O que mais me intrigou no telefonema de nossa curandeira foi a menção dos neutrinos como veículo de cura. Por que neutrinos e não outra particula subatômica? Após refletir sobre o assunto, encontrei a resposta. Os neutrinos são talvez as partículas mais intrigantes do mundo subatômico: elas não têm carga elétrica e, até muito recentemente, acreditava-se que, como os fótons -partículas de radiação eletromagnética-, os neutrinos não tinham massa.

Outra propriedade dos neutrinos contribui para seu mistério: eles interagem muito fracamente com outras partículas de matéria, sendo capazes de atravessar toda a Terra sem uma única colisão. Aliás, essa mesma propriedade destrói a hipótese de minha amiga curandeira. Claramente, seus poderes curandeiros não emanam de uma partícula que não interage com a matéria. O mistério, pelo menos nesse caso, permanece em aberto.

No início de junho, um grupo de cientistas japoneses e americanos anunciou que os neutrinos têm massa. Os neutrinos, que aparecem em três tipos, podem se transformar entre si em um processo que chamamos de oscilação. Essa descoberta, se verificada, terá importantes implicações para nossa compreensão não só do mundo subatômico, mas também dos processos que ocorrem dentro de estrelas ou mesmo da evolução do Universo como um todo.

Os processos que produzem a radiação que emana de estrelas estão entre os mais bem-conhecidos da astrofísica. A fusão de núcleos de átomos mais leves em núcleos mais pesados libera uma quantidade imensa de energia, parte dela transportada pelos fantasmagóricos neutrinos. Alguns desses neutrinos chegam aqui na Terra, em números que são calculáveis. O problema é que os cálculos, que assumem que os neutrinos não têm massa, prevêem um número maior de neutrinos do que o número observado. O mistério dos neutrinos solares vem desafiando astrofísicos por mais de duas décadas. Caso eles tenham massa, fica possível obter resultados compatíveis com as observações.
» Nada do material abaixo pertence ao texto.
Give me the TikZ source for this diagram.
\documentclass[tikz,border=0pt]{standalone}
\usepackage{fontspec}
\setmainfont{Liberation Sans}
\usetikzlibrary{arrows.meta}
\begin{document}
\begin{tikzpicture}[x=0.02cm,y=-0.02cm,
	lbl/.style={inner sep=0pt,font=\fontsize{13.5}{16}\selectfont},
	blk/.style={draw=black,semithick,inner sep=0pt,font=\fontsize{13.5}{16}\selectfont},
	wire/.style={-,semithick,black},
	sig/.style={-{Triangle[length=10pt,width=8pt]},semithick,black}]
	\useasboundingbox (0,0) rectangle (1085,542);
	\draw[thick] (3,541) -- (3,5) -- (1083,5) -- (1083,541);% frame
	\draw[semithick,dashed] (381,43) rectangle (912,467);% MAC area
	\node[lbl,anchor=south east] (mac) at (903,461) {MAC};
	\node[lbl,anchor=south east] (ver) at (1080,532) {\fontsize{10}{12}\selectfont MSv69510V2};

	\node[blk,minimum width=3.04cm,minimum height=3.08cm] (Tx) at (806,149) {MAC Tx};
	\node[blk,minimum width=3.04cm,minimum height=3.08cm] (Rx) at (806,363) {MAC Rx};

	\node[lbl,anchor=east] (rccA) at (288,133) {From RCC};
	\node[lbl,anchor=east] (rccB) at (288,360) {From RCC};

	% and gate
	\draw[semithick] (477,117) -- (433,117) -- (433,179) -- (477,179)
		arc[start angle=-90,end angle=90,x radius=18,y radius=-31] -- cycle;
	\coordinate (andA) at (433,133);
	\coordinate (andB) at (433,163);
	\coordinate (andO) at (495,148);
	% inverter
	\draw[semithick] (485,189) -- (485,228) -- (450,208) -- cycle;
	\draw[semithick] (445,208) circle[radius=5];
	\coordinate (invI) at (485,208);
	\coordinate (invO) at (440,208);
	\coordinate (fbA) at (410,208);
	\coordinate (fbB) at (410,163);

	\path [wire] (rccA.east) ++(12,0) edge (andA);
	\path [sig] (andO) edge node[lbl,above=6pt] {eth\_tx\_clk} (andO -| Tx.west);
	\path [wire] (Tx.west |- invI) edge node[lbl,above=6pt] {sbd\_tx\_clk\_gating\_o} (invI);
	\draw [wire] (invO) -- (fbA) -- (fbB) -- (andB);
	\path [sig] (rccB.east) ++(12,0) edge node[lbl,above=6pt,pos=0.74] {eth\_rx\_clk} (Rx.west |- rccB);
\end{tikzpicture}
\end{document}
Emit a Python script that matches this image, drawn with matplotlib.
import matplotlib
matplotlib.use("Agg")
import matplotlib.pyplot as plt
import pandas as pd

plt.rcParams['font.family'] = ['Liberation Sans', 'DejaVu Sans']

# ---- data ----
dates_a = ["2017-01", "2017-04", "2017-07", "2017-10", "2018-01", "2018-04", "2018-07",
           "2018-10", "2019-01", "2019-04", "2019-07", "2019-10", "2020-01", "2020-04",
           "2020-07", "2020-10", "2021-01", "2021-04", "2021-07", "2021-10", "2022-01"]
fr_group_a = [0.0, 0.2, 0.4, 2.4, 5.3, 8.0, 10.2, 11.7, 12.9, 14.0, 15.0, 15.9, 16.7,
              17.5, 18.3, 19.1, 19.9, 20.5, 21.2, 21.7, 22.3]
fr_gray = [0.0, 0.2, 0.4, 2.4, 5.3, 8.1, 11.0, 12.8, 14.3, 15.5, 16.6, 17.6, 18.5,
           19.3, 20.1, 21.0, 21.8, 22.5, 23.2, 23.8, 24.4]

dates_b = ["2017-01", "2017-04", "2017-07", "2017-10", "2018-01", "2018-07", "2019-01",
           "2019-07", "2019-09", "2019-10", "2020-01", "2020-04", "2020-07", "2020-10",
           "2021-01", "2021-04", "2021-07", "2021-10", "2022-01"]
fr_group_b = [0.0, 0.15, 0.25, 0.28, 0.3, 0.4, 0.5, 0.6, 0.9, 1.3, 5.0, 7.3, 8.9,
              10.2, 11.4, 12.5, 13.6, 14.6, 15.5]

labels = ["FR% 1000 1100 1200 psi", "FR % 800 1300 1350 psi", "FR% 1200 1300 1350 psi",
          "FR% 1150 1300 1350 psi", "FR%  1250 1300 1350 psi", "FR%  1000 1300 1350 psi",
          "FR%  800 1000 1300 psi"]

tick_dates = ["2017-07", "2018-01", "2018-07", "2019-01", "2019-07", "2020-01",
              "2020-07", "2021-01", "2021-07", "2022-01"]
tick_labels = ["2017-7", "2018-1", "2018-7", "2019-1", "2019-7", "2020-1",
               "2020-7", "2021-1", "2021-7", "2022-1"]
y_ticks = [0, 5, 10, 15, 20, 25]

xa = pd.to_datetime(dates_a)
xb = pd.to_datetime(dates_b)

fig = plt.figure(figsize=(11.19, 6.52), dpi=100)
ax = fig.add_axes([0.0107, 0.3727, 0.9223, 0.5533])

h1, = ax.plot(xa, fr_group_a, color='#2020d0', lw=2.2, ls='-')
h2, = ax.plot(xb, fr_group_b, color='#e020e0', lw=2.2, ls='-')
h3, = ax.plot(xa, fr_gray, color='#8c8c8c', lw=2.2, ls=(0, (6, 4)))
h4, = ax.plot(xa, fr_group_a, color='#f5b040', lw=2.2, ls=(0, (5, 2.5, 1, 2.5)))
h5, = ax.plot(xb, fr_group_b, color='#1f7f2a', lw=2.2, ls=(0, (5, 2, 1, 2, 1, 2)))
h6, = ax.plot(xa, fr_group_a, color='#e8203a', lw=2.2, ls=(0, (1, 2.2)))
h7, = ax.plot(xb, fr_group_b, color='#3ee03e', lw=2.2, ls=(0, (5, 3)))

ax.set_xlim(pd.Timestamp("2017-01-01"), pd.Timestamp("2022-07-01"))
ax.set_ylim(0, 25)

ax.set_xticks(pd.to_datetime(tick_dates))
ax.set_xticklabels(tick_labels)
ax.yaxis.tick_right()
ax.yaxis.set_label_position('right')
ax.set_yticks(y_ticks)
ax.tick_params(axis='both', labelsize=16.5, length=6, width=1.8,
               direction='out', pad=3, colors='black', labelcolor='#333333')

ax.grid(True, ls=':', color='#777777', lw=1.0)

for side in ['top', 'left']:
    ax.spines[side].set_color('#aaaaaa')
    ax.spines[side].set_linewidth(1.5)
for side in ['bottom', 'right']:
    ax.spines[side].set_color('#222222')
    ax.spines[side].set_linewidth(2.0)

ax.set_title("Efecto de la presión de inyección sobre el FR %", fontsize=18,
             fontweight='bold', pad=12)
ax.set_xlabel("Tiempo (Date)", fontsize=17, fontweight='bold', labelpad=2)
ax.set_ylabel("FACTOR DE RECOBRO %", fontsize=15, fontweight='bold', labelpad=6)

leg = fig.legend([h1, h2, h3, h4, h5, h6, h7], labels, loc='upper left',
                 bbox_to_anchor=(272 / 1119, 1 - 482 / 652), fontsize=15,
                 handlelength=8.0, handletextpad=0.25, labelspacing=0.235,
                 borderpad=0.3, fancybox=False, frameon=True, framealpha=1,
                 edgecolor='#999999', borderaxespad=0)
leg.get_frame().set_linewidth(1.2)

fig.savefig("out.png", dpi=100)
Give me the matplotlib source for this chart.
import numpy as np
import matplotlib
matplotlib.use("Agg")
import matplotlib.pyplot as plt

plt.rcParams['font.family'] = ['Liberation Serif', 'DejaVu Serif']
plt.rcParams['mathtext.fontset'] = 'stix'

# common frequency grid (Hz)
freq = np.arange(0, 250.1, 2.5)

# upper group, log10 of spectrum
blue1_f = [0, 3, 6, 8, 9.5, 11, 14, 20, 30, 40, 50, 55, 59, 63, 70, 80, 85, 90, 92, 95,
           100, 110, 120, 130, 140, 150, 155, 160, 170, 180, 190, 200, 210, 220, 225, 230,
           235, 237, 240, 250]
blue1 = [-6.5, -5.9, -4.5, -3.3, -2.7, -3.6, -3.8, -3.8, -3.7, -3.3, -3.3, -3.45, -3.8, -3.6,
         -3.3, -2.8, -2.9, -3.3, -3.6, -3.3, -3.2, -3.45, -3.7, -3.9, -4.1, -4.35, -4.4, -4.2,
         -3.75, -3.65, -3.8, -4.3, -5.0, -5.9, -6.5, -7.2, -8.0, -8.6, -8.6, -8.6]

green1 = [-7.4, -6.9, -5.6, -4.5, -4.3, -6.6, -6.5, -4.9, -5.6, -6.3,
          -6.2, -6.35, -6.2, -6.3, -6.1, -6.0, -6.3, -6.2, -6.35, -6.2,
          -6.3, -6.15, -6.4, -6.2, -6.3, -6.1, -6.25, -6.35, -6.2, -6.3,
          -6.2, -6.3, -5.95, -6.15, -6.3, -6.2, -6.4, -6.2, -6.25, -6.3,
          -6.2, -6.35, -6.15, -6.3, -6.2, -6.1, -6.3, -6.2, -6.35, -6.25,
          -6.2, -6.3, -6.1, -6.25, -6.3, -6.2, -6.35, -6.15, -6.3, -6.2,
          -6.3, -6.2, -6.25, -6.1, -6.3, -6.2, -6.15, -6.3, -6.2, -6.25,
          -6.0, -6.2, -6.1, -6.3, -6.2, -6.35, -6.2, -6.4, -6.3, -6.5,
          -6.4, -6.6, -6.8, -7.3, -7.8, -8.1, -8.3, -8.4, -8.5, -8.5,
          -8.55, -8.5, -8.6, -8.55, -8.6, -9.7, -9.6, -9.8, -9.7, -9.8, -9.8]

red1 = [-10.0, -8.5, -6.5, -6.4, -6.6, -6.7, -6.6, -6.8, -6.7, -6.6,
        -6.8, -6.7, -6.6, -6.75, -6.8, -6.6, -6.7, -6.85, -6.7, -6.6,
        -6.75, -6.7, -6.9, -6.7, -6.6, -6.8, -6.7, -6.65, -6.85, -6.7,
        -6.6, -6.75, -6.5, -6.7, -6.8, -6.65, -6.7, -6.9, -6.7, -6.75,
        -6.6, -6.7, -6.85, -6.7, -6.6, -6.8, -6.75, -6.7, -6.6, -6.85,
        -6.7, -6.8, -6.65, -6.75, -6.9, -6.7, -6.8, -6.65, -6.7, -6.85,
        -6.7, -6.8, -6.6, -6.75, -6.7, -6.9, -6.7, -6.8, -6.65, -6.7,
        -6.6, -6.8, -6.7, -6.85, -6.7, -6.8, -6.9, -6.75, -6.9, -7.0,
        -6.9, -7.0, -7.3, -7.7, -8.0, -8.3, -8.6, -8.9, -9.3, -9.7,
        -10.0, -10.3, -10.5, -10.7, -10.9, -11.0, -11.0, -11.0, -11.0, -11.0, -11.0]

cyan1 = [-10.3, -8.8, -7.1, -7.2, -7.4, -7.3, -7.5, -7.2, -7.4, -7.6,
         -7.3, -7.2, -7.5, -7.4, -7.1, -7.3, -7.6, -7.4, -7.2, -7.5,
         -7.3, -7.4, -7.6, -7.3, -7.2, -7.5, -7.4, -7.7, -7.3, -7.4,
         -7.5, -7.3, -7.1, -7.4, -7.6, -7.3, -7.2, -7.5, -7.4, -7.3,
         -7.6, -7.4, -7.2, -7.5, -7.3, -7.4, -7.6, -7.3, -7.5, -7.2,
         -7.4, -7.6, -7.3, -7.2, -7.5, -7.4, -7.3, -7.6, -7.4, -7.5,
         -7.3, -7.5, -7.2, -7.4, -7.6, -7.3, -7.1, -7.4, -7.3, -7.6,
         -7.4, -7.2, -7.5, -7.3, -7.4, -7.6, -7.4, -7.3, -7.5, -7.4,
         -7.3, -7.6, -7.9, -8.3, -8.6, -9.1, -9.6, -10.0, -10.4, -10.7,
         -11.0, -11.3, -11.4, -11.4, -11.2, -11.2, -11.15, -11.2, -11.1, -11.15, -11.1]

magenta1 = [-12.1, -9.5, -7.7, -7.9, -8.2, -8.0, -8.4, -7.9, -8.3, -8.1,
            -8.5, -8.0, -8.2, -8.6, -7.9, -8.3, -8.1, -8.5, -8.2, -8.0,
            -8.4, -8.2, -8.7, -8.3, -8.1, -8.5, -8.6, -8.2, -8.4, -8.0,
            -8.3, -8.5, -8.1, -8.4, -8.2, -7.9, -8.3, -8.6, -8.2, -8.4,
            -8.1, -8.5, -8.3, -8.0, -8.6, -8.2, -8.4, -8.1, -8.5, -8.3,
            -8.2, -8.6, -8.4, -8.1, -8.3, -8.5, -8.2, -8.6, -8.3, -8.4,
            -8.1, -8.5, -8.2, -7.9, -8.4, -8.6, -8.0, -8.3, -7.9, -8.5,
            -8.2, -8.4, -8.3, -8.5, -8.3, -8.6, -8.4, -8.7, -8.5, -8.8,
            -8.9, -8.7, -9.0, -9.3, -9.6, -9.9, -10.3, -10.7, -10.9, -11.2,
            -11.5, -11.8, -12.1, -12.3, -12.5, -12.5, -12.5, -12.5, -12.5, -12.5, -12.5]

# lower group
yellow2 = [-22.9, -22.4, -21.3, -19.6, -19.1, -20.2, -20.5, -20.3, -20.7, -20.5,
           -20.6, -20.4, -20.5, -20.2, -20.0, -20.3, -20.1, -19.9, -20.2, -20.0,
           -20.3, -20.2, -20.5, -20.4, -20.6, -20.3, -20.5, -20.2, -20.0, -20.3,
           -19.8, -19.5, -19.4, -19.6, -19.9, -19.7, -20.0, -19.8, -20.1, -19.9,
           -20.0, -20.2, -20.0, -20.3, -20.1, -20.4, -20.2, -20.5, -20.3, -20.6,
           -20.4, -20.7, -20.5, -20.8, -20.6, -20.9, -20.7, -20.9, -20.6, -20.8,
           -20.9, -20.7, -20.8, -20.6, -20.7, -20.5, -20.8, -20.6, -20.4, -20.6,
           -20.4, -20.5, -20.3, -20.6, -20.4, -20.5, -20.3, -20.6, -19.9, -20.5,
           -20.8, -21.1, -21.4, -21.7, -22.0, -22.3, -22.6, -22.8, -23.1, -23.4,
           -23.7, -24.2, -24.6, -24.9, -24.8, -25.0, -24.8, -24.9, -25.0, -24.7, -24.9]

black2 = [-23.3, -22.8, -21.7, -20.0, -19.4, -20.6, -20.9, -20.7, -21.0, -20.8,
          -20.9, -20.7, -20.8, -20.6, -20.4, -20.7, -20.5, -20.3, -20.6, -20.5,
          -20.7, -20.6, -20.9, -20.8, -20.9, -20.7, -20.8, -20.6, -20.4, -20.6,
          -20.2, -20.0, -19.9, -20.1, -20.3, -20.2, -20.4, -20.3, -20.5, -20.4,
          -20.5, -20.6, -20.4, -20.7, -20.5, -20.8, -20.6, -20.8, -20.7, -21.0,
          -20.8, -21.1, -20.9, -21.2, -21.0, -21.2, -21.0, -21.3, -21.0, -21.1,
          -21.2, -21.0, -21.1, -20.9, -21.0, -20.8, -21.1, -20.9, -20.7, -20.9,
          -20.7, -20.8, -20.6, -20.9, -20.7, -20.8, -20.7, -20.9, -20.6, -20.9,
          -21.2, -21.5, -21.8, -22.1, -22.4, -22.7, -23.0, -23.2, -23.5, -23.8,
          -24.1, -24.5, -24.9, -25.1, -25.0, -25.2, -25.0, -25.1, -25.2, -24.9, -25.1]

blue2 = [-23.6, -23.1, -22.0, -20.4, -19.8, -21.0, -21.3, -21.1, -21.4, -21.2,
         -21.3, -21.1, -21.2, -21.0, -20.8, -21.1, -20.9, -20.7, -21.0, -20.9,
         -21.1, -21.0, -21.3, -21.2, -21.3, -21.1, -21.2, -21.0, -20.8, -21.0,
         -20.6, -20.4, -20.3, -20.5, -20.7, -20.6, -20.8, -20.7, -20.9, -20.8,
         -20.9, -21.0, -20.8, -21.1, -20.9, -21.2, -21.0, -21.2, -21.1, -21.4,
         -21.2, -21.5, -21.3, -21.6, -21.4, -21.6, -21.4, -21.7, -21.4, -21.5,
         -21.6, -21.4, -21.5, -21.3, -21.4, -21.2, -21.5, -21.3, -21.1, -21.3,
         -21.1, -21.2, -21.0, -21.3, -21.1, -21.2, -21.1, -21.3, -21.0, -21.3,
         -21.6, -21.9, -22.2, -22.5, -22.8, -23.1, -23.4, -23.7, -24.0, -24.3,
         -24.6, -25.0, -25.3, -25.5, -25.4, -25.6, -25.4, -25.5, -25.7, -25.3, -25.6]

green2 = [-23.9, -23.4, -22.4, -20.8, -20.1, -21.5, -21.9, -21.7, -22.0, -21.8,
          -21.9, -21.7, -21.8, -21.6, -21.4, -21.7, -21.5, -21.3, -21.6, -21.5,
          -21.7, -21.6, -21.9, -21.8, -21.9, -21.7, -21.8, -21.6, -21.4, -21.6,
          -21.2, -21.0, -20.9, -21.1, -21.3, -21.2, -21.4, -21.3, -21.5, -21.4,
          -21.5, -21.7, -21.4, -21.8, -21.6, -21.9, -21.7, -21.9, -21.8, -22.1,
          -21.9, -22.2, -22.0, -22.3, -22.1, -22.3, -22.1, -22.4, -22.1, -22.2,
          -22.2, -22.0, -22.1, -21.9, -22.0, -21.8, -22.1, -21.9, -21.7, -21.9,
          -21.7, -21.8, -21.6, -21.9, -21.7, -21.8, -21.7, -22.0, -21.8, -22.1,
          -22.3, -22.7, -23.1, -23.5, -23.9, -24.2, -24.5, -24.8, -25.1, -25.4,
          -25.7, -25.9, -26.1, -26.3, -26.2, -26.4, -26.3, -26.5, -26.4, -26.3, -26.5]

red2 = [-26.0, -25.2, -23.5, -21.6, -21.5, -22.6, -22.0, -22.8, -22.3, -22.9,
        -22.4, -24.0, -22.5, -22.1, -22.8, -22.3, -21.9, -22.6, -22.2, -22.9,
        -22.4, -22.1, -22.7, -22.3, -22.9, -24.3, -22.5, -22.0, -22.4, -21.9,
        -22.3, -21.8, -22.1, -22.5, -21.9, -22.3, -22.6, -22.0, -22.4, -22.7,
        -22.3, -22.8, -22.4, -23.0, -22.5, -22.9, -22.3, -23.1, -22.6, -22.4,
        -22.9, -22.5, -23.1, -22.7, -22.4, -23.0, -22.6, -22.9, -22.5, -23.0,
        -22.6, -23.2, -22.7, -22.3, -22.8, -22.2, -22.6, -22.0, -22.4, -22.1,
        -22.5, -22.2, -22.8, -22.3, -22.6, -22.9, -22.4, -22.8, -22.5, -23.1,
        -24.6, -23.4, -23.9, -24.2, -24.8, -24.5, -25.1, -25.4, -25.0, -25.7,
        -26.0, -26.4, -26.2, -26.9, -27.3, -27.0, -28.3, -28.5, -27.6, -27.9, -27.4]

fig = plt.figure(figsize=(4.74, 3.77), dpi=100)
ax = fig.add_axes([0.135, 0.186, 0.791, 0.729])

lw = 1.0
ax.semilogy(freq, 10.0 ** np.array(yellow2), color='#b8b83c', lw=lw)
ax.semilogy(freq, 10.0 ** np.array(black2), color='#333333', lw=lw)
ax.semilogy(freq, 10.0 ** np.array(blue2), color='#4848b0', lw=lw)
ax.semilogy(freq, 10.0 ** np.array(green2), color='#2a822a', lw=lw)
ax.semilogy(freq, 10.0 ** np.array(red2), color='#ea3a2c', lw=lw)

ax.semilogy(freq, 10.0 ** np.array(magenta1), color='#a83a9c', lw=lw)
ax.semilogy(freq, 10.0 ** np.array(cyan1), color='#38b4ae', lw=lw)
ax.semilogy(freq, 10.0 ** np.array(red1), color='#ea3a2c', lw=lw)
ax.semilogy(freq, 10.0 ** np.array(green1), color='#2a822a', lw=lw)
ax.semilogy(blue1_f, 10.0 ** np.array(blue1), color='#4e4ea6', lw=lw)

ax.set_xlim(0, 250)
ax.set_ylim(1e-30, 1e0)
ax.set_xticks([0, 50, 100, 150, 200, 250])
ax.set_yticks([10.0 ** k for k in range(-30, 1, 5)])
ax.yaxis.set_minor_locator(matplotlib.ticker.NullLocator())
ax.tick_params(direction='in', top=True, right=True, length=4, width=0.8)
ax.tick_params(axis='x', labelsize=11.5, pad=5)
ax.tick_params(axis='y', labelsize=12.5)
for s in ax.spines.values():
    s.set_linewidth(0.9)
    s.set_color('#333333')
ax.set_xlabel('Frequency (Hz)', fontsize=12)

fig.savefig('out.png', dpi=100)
Mas o impacto mais dramático da massa dos neutrinos fica por conta da cosmologia. Observações astronômicas confirmam que o Universo está em expansão e, segundo o modelo do Big Bang, seu futuro é determinado pela sua quantidade de matéria. Quanto mais matéria, mais sua atração gravitacional atua como uma espécie de freio na expansão. Se a quantidade de matéria for maior do que um certo valor, a expansão poderá se converter em contração e o Universo vai de Big Bang para "Big Crunch".

Caso os neutrinos tenham massa, eles podem ser o componente principal da "matéria escura" -matéria que não pode ser vista, mas cujos efeitos são sentidos por meio de sua atração gravitacional. Propagando-se pelas vastas distâncias do Universo, esses minúsculos integrantes do mundo subatômico, habitantes da tênue fronteira entre o ser e o nada, são talvez a cola cósmica. No mínimo, eles curam muitas de nossas dúvidas sobre o Universo.